- **DATA SECTION**
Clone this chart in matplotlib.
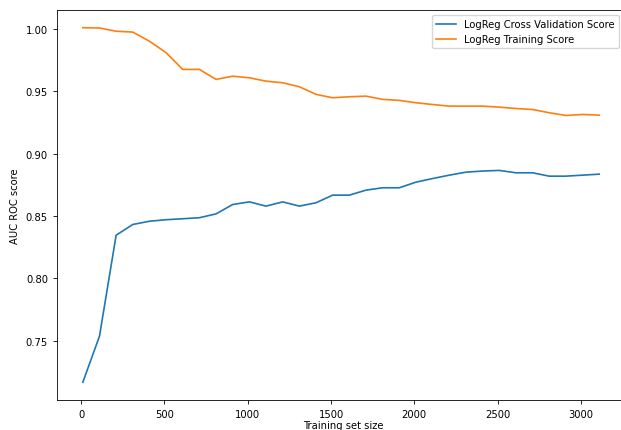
import matplotlib
matplotlib.use("Agg")
import matplotlib.pyplot as plt

train_sizes = [10, 110, 210, 310, 410, 510, 610, 710, 810, 910, 1010, 1110,
               1210, 1310, 1410, 1510, 1610, 1710, 1810, 1910, 2010, 2110,
               2210, 2310, 2410, 2510, 2610, 2710, 2810, 2910, 3010, 3110]

cv_scores = [0.7168, 0.7537, 0.8346, 0.8432, 0.8458, 0.8470, 0.8478, 0.8486,
             0.8517, 0.8592, 0.8613, 0.8579, 0.8613, 0.8579, 0.8606, 0.8667,
             0.8667, 0.8707, 0.8726, 0.8726, 0.8771, 0.8800, 0.8827, 0.8851,
             0.8860, 0.8865, 0.8846, 0.8846, 0.8819, 0.8819, 0.8827, 0.8835]

train_scores = [1.0008, 1.0006, 0.9980, 0.9973, 0.9900, 0.9808, 0.9674, 0.9674,
                0.9594, 0.9620, 0.9607, 0.9580, 0.9567, 0.9535, 0.9474, 0.9447,
                0.9455, 0.9460, 0.9434, 0.9426, 0.9407, 0.9393, 0.9380, 0.9380,
                0.9380, 0.9372, 0.9361, 0.9353, 0.9327, 0.9305, 0.9313, 0.9308]

plt.rcParams['font.family'] = ['DejaVu Sans']
plt.rcParams['font.size'] = 7.2

W, H = 621, 431
fig = plt.figure(figsize=(W / 100, H / 100), dpi=100)
left, right, top, bottom = 57, 630, 11, 401
ax = fig.add_axes([left / W, 1 - bottom / H, (right - left) / W, (bottom - top) / H])

ax.plot(train_sizes, cv_scores, color='#1f77b4', lw=1.2, label='LogReg Cross Validation Score')
ax.plot(train_sizes, train_scores, color='#ff7f0e', lw=1.2, label='LogReg Training Score')

ax.set_xlim(-145, 3265 + (630 - 625) / 0.1668)
ax.set_xticks([0, 500, 1000, 1500, 2000, 2500, 3000])
ax.set_yticks([0.75, 0.80, 0.85, 0.90, 0.95, 1.00])
ax.tick_params(labelsize=7.2, length=3, width=0.6)
for s in ax.spines.values():
    s.set_linewidth(0.6)
ax.set_xlabel('Training set size', fontsize=7.2, labelpad=1)
ax.set_ylabel('AUC ROC score', fontsize=7.2, labelpad=4)
ax.legend(loc='upper right', fontsize=7.2, framealpha=0.8,
          bbox_to_anchor=(1 - 6 / (630 - 57), 1))

fig.savefig('out.png', dpi=100)
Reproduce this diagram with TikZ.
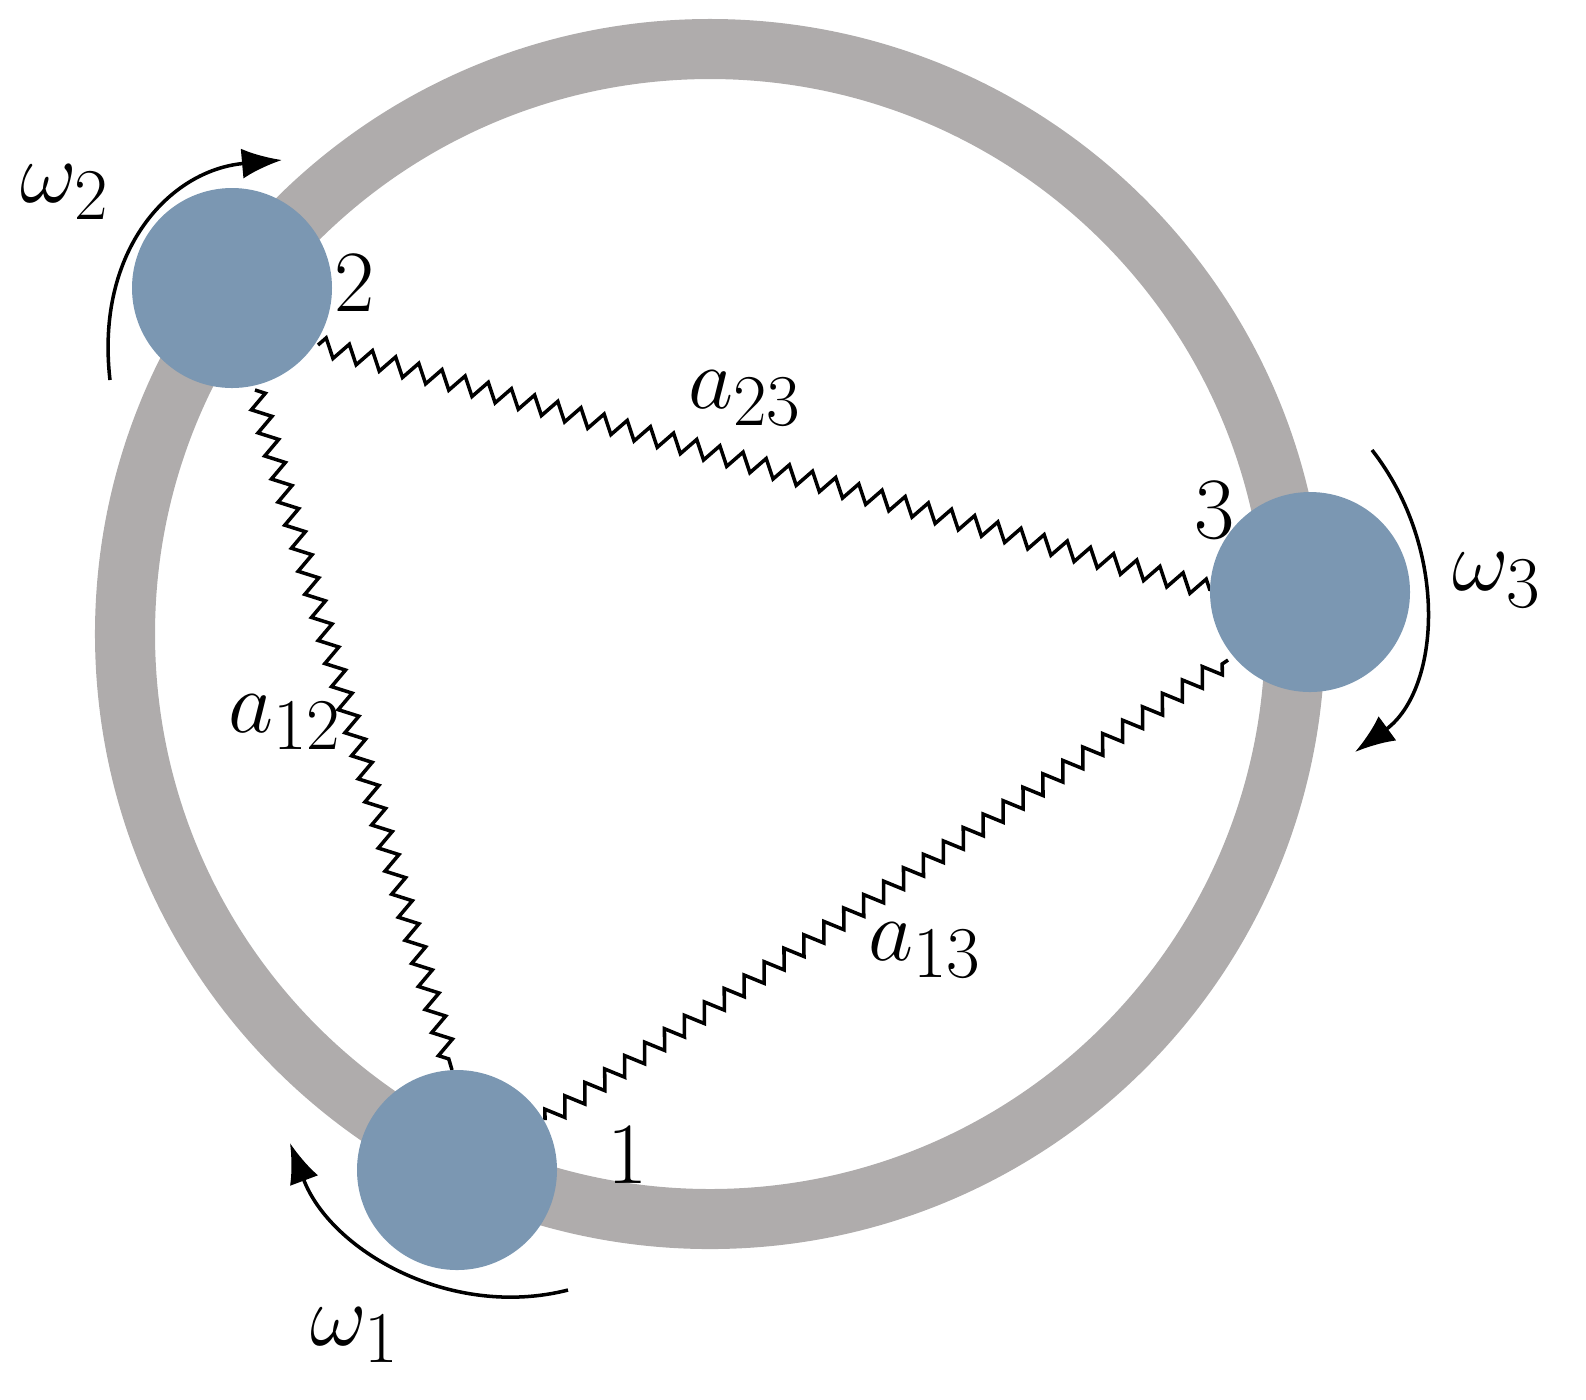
\documentclass[tikz,border=0pt]{standalone}
\usetikzlibrary{decorations.pathmorphing,arrows.meta}
\definecolor{ringgray}{RGB}{175,172,172}
\definecolor{ballblue}{RGB}{123,151,178}
\begin{document}
\begin{tikzpicture}[x=0.01cm,y=-0.01cm,
  ball/.style={circle,fill=ballblue,minimum size=200*0.01cm,inner sep=0pt},
  spring/.style={decorate,decoration={zigzag,segment length=0.24cm,amplitude=0.09cm},line width=1pt},
  lbl/.style={font=\fontsize{28}{32}\selectfont,inner sep=0pt},
  rot/.style={-{Latex[length=0.4cm,width=0.3cm]},line width=1pt}]
\useasboundingbox (0,0) rectangle (1586,1399);
\draw[ringgray,line width=0.6cm] (710,634) ellipse (585 and 585);
\coordinate (s2a) at (318,345); \coordinate (s3a) at (1212,590);
\coordinate (s2b) at (255,390); \coordinate (s1b) at (452,1070);
\coordinate (s1c) at (545,1120); \coordinate (s3c) at (1228,660);
\draw[spring] (s2a) -- (s3a);
\draw[spring] (s2b) -- (s1b);
\draw[spring] (s1c) -- (s3c);
\node[ball] (n2) at (232,288) {};
\node[ball] (n3) at (1310,592) {};
\node[ball] (n1) at (457,1170) {};
\node[lbl] (l2) at (355,283) {$2$};
\node[lbl] (l3) at (1215,510) {$3$};
\node[lbl] (l1) at (628,1155) {$1$};
\node[lbl] (a23) at (745,398) {$a_{23}$};
\node[lbl] (a12) at (285,722) {$a_{12}$};
\node[lbl] (a13) at (925,950) {$a_{13}$};
\node[lbl] (w2) at (65,192) {$\omega_2$};
\node[lbl] (w3) at (1497,580) {$\omega_3$};
\node[lbl] (w1) at (355,1335) {$\omega_1$};
\coordinate (r2s) at (110,380); \coordinate (r2e) at (282,160);
\coordinate (r3s) at (1372,450); \coordinate (r3e) at (1355,752);
\coordinate (r1s) at (568,1290); \coordinate (r1e) at (290,1143);
\draw[rot] (r2s) .. controls (95,250) and (170,170) .. (r2e);
\draw[rot] (r3s) .. controls (1450,550) and (1440,690) .. (r3e);
\draw[rot] (r1s) .. controls (450,1320) and (330,1250) .. (r1e);
\end{tikzpicture}
\end{document}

- **DIRECTIVE**
Quote only what lies between the first line of the records and the line containing "2210, 2310, 2410, 2510, 2610, 2710, 2810, 2910, 3010, 3110]", please, including both lines and excluding images.

- **FULL RESPONSE**
Clone this chart in matplotlib.
import matplotlib
matplotlib.use("Agg")
import matplotlib.pyplot as plt

train_sizes = [10, 110, 210, 310, 410, 510, 610, 710, 810, 910, 1010, 1110,
               1210, 1310, 1410, 1510, 1610, 1710, 1810, 1910, 2010, 2110,
               2210, 2310, 2410, 2510, 2610, 2710, 2810, 2910, 3010, 3110]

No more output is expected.